Berlin, 1949. Après la Deuxième Guerre mondiale, mais avant le pic de la Guerre froide. Avant le Mur, donc. Mais pour l’auteur Joseph Kanon, il s’agit-là de l’environnement idéal pour s’y faire affronter les personnages de son roman intitulé… hé bien, Berlin 49.
Dans la capitale allemande encore en ruines suite aux bombardements ayant mis fin au régime nazi, l’écrivain communiste Alex Meier revient dans la ville de son enfance après avoir été emprisonné dans les années 1930, puis avoir pris la fuite aux États-Unis avant d’en repartir, chassé par la crainte du péril communiste chez l’Oncle Sam.
Il retrouve une métropole fantôme, scindée entre deux anciens alliés désormais frères ennemis. Accueilli en héros à l’Est, il plonge très rapidement dans l’univers d’intrigues, d’espionnage et de meurtres qui régnera à Berlin jusqu’à la chute du Mur. Recruté par les Américains, il deviendra éventuellement agent double, les Soviétiques – ou plutôt les socialistes allemands – exigeant qu’il montre patte blanche afin de témoigner de sa reconnaissance envers Staline et l’URSS.

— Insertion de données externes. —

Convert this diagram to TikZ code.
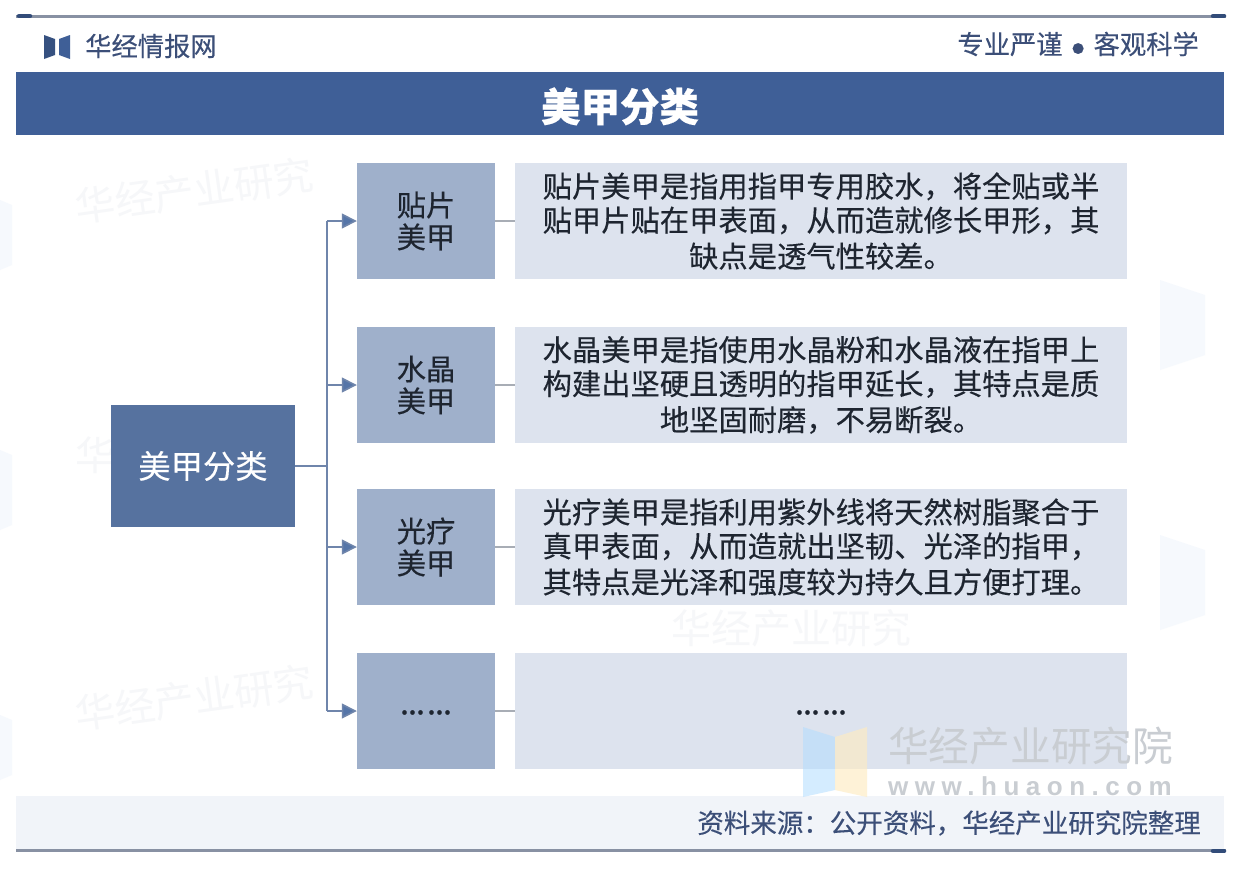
\documentclass[tikz,border=0pt]{standalone}
\usepackage{fontspec}
\setmainfont{Noto Sans CJK SC}[FakeBold=0.3]
\newfontfamily\urlfont{Liberation Sans Bold}[LetterSpace=25]
\newfontfamily\plainfont{Noto Sans CJK SC}
\usetikzlibrary{arrows.meta}
\definecolor{navy}{HTML}{3F5F97}
\definecolor{rootc}{HTML}{56729F}
\definecolor{midc}{HTML}{9FB0CB}
\definecolor{lightc}{HTML}{DDE3EE}
\definecolor{linec}{HTML}{6F85AB}
\definecolor{arrowc}{HTML}{5575A8}
\definecolor{graylc}{HTML}{A8ADB5}
\definecolor{txt}{HTML}{1E2530}
\definecolor{hdr}{HTML}{3C4F78}
\definecolor{panelc}{HTML}{F1F4F9}
\definecolor{wm}{HTML}{C9CDD2}
\definecolor{faint}{HTML}{F6F7F9}
\definecolor{tintb}{HTML}{F6F9FD}
\newcommand{\dotgrp}{\makebox[8pt]{.}\makebox[8pt]{.}\makebox[8pt]{.}}
\newcommand{\elldots}{\raisebox{-3.5pt}[0pt][0pt]{\bfseries\fontsize{21}{21}\selectfont\dotgrp\hspace{3pt}\dotgrp}}
\tikzset{
  x=1pt,y=-1pt,
  box/.style={draw=none,inner sep=0pt,minimum height=116pt,align=center,text=txt,font=\fontsize{29.3}{36}\selectfont},
  rootbox/.style={box,fill=rootc,text=white,minimum width=184pt,minimum height=122pt,font=\fontsize{32.3}{38}\selectfont},
  midbox/.style={box,fill=midc,minimum width=138pt},
  detailbox/.style={box,fill=lightc,minimum width=612pt},
  arrowline/.style={draw=linec,line width=1.6pt,-{Triangle[length=15pt,width=15pt,fill=arrowc]}},
  trunk/.style={draw=linec,line width=1.6pt},
  stub/.style={draw=graylc,line width=1.6pt},
  rule/.style={draw=graylc!70!hdr,line width=3pt},
  ruleend/.style={draw=navy!80!black,line width=4.5pt,line cap=round},
  faintmark/.style={text=faint,anchor=west,font=\plainfont\fontsize{40}{40}\selectfont},
  headtext/.style={text=hdr,inner sep=0pt,font=\fontsize{26.3}{30}\selectfont},
}
\begin{document}
\begin{tikzpicture}
\useasboundingbox (0,0) rectangle (1246,868);
\fill[white] (0,0) rectangle (1246,868);
% faint background marks
\fill[tintb] (0,200) -- (12,205) -- (12,265) -- (0,270) -- cycle;
\fill[tintb] (0,450) -- (12,455) -- (12,525) -- (0,530) -- cycle;
\fill[tintb] (0,715) -- (12,720) -- (12,775) -- (0,780) -- cycle;
\fill[tintb] (1160,280) -- (1205,295) -- (1205,355) -- (1160,370) -- cycle;
\fill[tintb] (1160,535) -- (1205,550) -- (1205,615) -- (1160,630) -- cycle;
\node[faintmark,rotate=8] (wa) at (72,208) {华经产业研究};
\node[faintmark] (wb) at (72,455) {华};
\node[faintmark,rotate=8] (wc) at (72,715) {华经产业研究};
\node[faintmark] (wd) at (668,628) {华经产业研究};
% top rule
\draw[rule] (16,16) -- (1226,16);
\draw[ruleend] (19,16) -- (30,16);
\draw[ruleend] (1213,16) -- (1224,16);
% header logo
\fill[navy!85!black] (44,35) -- (55,39) -- (55,55) -- (44,59) -- cycle;
\fill[navy] (70,35) -- (59,39) -- (59,55) -- (70,59) -- cycle;
\node[headtext,anchor=west] (brand) at (85,46) {华经情报网};
\node[headtext,anchor=east] (motto) at (1199,44) {专业严谨\makebox[31pt]{\raisebox{1pt}{\fontsize{12}{12}\selectfont ●}}客观科学};
% title bar
\node[fill=navy,minimum width=1208pt,minimum height=63pt,inner sep=0pt,text=white,font=\bfseries\fontsize{39.5}{40}\selectfont] (title) at (620,103.5) {\raisebox{-18pt}[0pt][0pt]{美甲分类}};
% footer panel
\fill[panelc] (16,796) rectangle (1224,850);
% root and boxes
\node[rootbox] (root) at (203,466) {\raisebox{-1pt}{美甲分类}};
\node[midbox] (m1) at (426,221) {\raisebox{-2pt}{贴片}\\[-2pt]美甲};
\node[midbox] (m2) at (426,385) {\raisebox{-2pt}{水晶}\\[-2pt]美甲};
\node[midbox] (m3) at (426,547) {\raisebox{-2pt}{光疗}\\[-2pt]美甲};
\node[midbox] (m4) at (426,711) {\elldots};
\node[detailbox] (d1) at (821,221) {\raisebox{-2pt}{贴片美甲是指用指甲专用胶水，将全贴或半}\\贴甲片贴在甲表面，从而造就修长甲形，其\\缺点是透气性较差。};
\node[detailbox] (d2) at (821,385) {\raisebox{-2pt}{水晶美甲是指使用水晶粉和水晶液在指甲上}\\构建出坚硬且透明的指甲延长，其特点是质\\地坚固耐磨，不易断裂。};
\node[detailbox] (d3) at (821,547) {\raisebox{-2pt}{光疗美甲是指利用紫外线将天然树脂聚合于}\\真甲表面，从而造就出坚韧、光泽的指甲，\\其特点是光泽和强度较为持久且方便打理。};
\node[detailbox] (d4) at (821,711) {\elldots};
% watermark logo, over the last box
\fill[blue!45!cyan!30!white,opacity=.55] (803,727) -- (835,737) -- (835,790) -- (803,797) -- cycle;
\fill[yellow!40!orange!22!white,opacity=.65] (867,727) -- (835,737) -- (835,790) -- (867,797) -- cycle;
% connectors
\coordinate (j) at (327,466);
\draw[trunk] (root.east) -- (j);
\draw[trunk] (j |- m1.west) -- (j |- m4.west);
\foreach \n in {m1,m2,m3,m4}{
  \draw[arrowline] (j |- \n.west) -- (\n.west);
}
\draw[stub] (m1.east) -- (d1.west);
\draw[stub] (m2.east) -- (d2.west);
\draw[stub] (m3.east) -- (d3.west);
\draw[stub] (m4.east) -- (d4.west);
% watermark text
\node[text=wm,anchor=west,inner sep=0pt,font=\plainfont\fontsize{40.7}{42}\selectfont] (wmt) at (888,746) {华经产业研究院};
\node[text=wm,anchor=west,inner sep=0pt,font=\urlfont\fontsize{26}{28}\selectfont] (wmu) at (888,786) {www.huaon.com};
% footer
\node[headtext,anchor=east,font=\fontsize{26.5}{30}\selectfont] (src) at (1201,823) {资料来源：公开资料，华经产业研究院整理};
% bottom rule
\draw[rule] (16,850) -- (1226,850);
\draw[ruleend] (1213,851) -- (1224,851);
\end{tikzpicture}
\end{document}
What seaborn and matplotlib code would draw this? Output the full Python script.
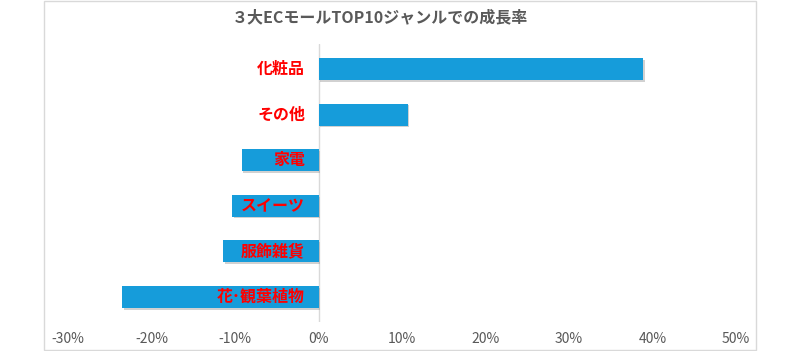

Ce retour à Berlin sera aussi l’occasion de plonger dans ses souvenirs, y compris en revoyant des amis qu’il pensait disparus. L’une s’est entichée d’un officier soviétique. L’autre est maintenant haut gradé dans ce qui a remplacé la Gestapo.
Mais Alex Meier est-il uniquement un écrivain? Les Américains font-ils pression sur lui pour qu’il puisse retrouver son fils resté vivre aux États-Unis? Et quid des Allemands de l’Est qui retiennent aussi ses services pour espionner sur les ennemis du régime?
Amours ressuscitées, espionnage, meurtres, tensions idéologiques, travers du capitalisme comme du communisme, Berlin 49 (bien plus agréablement titré Leaving Berlin dans sa version originale américaine) est à l’image du Passager d’Istanbul, le précédent titre de Kanon traduit en français. Un roman transportant le lecteur dans un environnement inhabituel, loin des forêts suédoises, de Los Angeles, de Boston ou d’Édimbourg, dans un contexte historique particulièrement chargé, et avec des personnages plus grands que nature. Le fait que Kanon publie deux romans se déroulant au tout début de la Guerre froide n’est certainement pas une coïncidence non plus. L’homme semble savoir de quoi il parle, et c’est avec un grand plaisir que l’on découvre, page après page, les rocambolesques aventures de ses héros. Berlin 49 est d’ailleurs un peu plus rapide que Le passager d’Istanbul, mais le livre ne tombe jamais dans la surenchère grossière. La preuve, donc, qu’il est possible de reprendre une partie du meilleur de Le Carré, d’y ajouter une bonne dose de dystopie orwelienne et de saupoudrer le tout de scènes d’action.
À mettre dans toutes les bibliothèques et à dévorer sans modération.
Berlin 49, de Joseph Kanon, publié chez Seuil. 452 pages.